Pattern Length Equals 1

When m = 1, the problem reduces to checking whether the same value appears consecutively at least k times.

For example:

[4,4,4,4]

with k = 3.

A buggy implementation might overcomplicate this case or mishandle counting. Our solution naturally handles it because comparisons become:

arr[i] == arr[i + 1]

which correctly tracks consecutive equal values.

Array Too Short for Repetition

If:

m * k > len(arr)

then it is impossible for a valid repeated pattern to exist.

For example:

arr = [1,2]
m = 2
k = 2

We would need four elements total, but only have two.

Our implementation handles this automatically because the required number of consecutive matches can never be reached.

Partial Match That Breaks Late

Consider:

[1,2,1,2,1,3]

with:

m = 2
k = 3

The sequence appears close to valid because the first two repetitions match.

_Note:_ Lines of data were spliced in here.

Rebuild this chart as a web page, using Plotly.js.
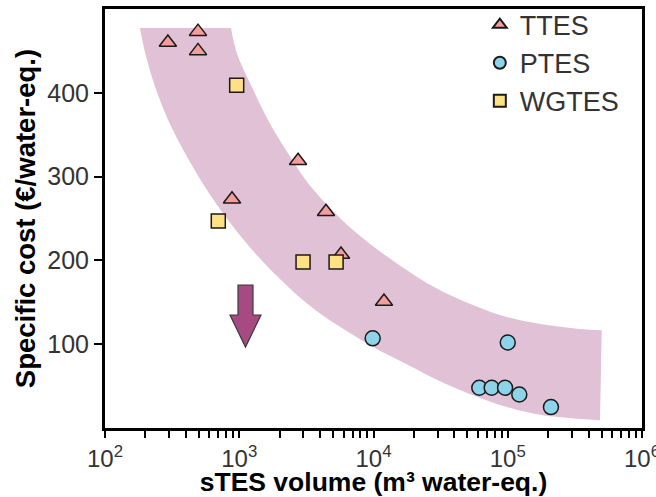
<!DOCTYPE html>
<html>
<head>
<meta charset="utf-8">
<script src="https://cdn.plot.ly/plotly-3.0.1.min.js"></script>
<style>html,body{margin:0;padding:0;background:#fff;}#chart{width:656px;height:497px;}</style>
</head>
<body>
<div id="chart"></div>
<script>
// TTES (tank) data
const ttesVolume = [294, 493, 493, 883, 2742, 4427, 5726, 11970];
const ttesCost   = [460, 473, 450, 273, 319, 258, 207, 151];
// PTES (pit) data
const ptesVolume = [9860, 100000, 61400, 75900, 95500, 121900, 209800];
const ptesCost   = [107, 102, 48, 48, 48, 40, 25];
// WGTES (water-gravel) data
const wgtesVolume = [957, 698, 2987, 5265];
const wgtesCost   = [409, 247, 198, 198];
// Shaded trend band: lower-left edge and upper-right edge
const bandLowVolume = [182, 199, 236, 295, 394, 556, 825, 1162, 1784, 3180, 5629, 9915, 17670, 31280, 55110, 98220, 173900, 486600];
const bandLowCost   = [477.2, 447.7, 407.4, 367.6, 328.2, 287.6, 248.1, 218.3, 186.0, 149.0, 120.7, 96.8, 76.1, 55.8, 39.1, 25.1, 15.8, 9.2];
const bandHighVolume = [868, 957, 1238, 1637, 2307, 3423, 7035, 17670, 31280, 98220, 306200, 501000];
const bandHighCost   = [477.2, 447.7, 407.4, 367.6, 327.8, 287.9, 236.2, 188.4, 164.5, 132.6, 119.1, 116.7];
// Axis ticks
const xTickVals = [100, 1000, 10000, 100000, 1000000];
const xTickText = ['10<sup>2</sup>', '10<sup>3</sup>', '10<sup>4</sup>', '10<sup>5</sup>', '10<sup>6</sup>'];
const xMinorVals = [200,300,400,500,600,700,800,900,2000,3000,4000,5000,6000,7000,8000,9000,
                    20000,30000,40000,50000,60000,70000,80000,90000,200000,300000,400000,500000,600000,700000,800000,900000];
const yTickVals = [100, 200, 300, 400];

const FONT = 'Liberation Sans, Arial, Helvetica, sans-serif';
const edge = {color: '#1a1a1a', width: 1.5};
const BAND = '#e1c1d5';

const traces = [
  {x: bandLowVolume, y: bandLowCost, type: 'scatter', mode: 'lines',
   line: {width: 0, color: 'rgba(0,0,0,0)', shape: 'spline', smoothing: 1}, showlegend: false, hoverinfo: 'skip'},
  {x: bandHighVolume, y: bandHighCost, type: 'scatter', mode: 'lines', fill: 'tonexty', fillcolor: BAND,
   line: {width: 0, color: 'rgba(0,0,0,0)', shape: 'spline', smoothing: 1}, showlegend: false, hoverinfo: 'skip'},
  {x: ttesVolume, y: ttesCost, type: 'scatter', mode: 'markers', name: 'TTES',
   marker: {symbol: 'triangle-up', size: 15, color: '#f79c9c', line: edge}},
  {x: ptesVolume, y: ptesCost, type: 'scatter', mode: 'markers', name: 'PTES',
   marker: {symbol: 'circle', size: 15, color: '#8ed3e9', line: edge}},
  {x: wgtesVolume, y: wgtesCost, type: 'scatter', mode: 'markers', name: 'WGTES',
   marker: {symbol: 'square', size: 14, color: '#fde184', line: edge}}
];

const layout = {
  width: 656, height: 497,
  margin: {l: 105, r: 14, t: 9, b: 69, autoexpand: false},
  paper_bgcolor: '#fff', plot_bgcolor: '#fff',
  font: {family: FONT, color: '#222'},
  showlegend: true,
  legend: {x: 0.698, y: 1.02, xanchor: 'left', yanchor: 'top', bgcolor: 'rgba(0,0,0,0)', traceorder: 'normal',
           font: {size: 27, family: FONT, color: '#333'}, itemsizing: 'constant', tracegroupgap: 0},
  xaxis: {
    type: 'log', range: [2, 6], automargin: false, ticklabeloverflow: 'allow',
    tickmode: 'array', tickvals: xTickVals, ticktext: xTickText,
    ticks: 'outside', ticklen: 7, tickwidth: 2, tickcolor: '#000',
    minor: {tickmode: 'array', tickvals: xMinorVals, ticks: 'outside', ticklen: 7, tickwidth: 2, tickcolor: '#000', showgrid: false},
    showline: true, linewidth: 3, linecolor: '#000', mirror: true,
    showgrid: false, zeroline: false,
    tickfont: {size: 24, family: FONT, color: '#333'},
    title: {text: '<b>sTES volume (m³ water-eq.)</b>', font: {size: 26.5, family: FONT, color: '#000'}, standoff: 2}
  },
  yaxis: {
    range: [0, 500], automargin: false,
    tickmode: 'array', tickvals: yTickVals,
    ticks: 'outside', ticklen: 8, tickwidth: 2, tickcolor: '#000',
    showline: true, linewidth: 3, linecolor: '#000', mirror: true,
    showgrid: false, zeroline: false,
    tickfont: {size: 25, family: FONT, color: '#333'},
    title: {text: '<b>Specific cost (€/water-eq.)</b>', font: {size: 27.5, family: FONT, color: '#000'}, standoff: 4}
  },
  shapes: [{
    type: 'path', xref: 'paper', yref: 'paper',
    path: 'M 0.2477 0.3413 L 0.2756 0.3413 L 0.2756 0.2697 L 0.2905 0.2697 L 0.2616 0.1933 L 0.2328 0.2697 L 0.2477 0.2697 Z',
    fillcolor: '#a84a82', line: {color: '#3a3a3a', width: 1.2}
  }]
};

Plotly.newPlot('chart', traces, layout, {displayModeBar: false, staticPlot: true});
</script>
</body>
</html>
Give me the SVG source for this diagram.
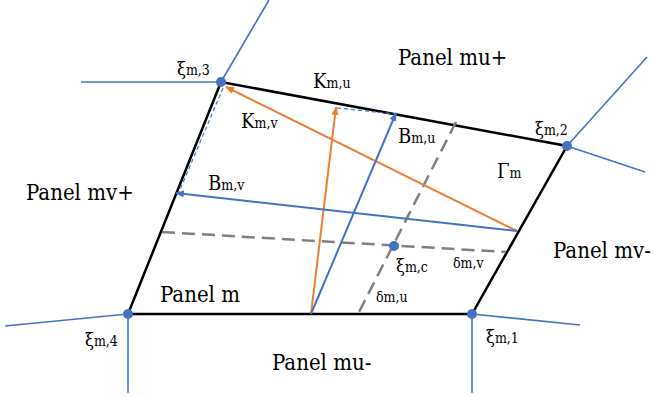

However, the final element breaks the pattern.

A naive implementation might incorrectly stop early after observing some repetition. Our solution correctly requires exactly:

m * (k - 1)

consecutive matches before returning true.

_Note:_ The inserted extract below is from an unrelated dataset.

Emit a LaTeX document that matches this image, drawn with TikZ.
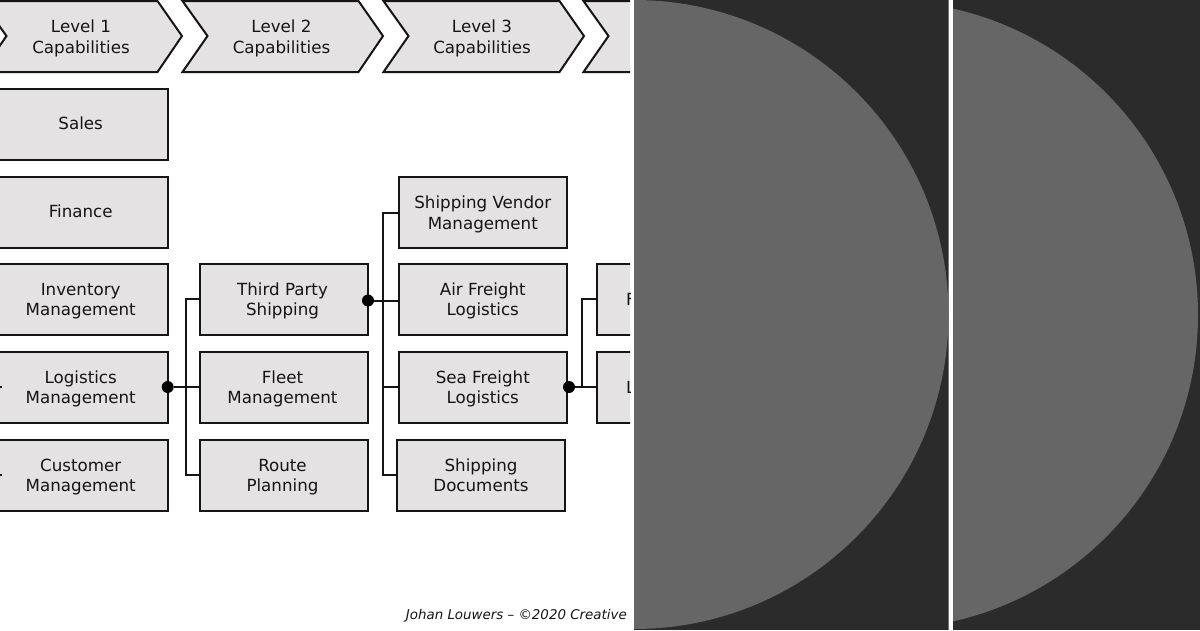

Overlapping But Invalid Patterns

Consider:

[1,1,1]
m = 2
k = 2

Although values repeat, there is no valid non-overlapping repetition of a length-2 pattern.

The required structure would need:

[1,1][1,1]

which requires four elements.

Our implementation correctly avoids false positives because the necessary number of offset matches is never achieved.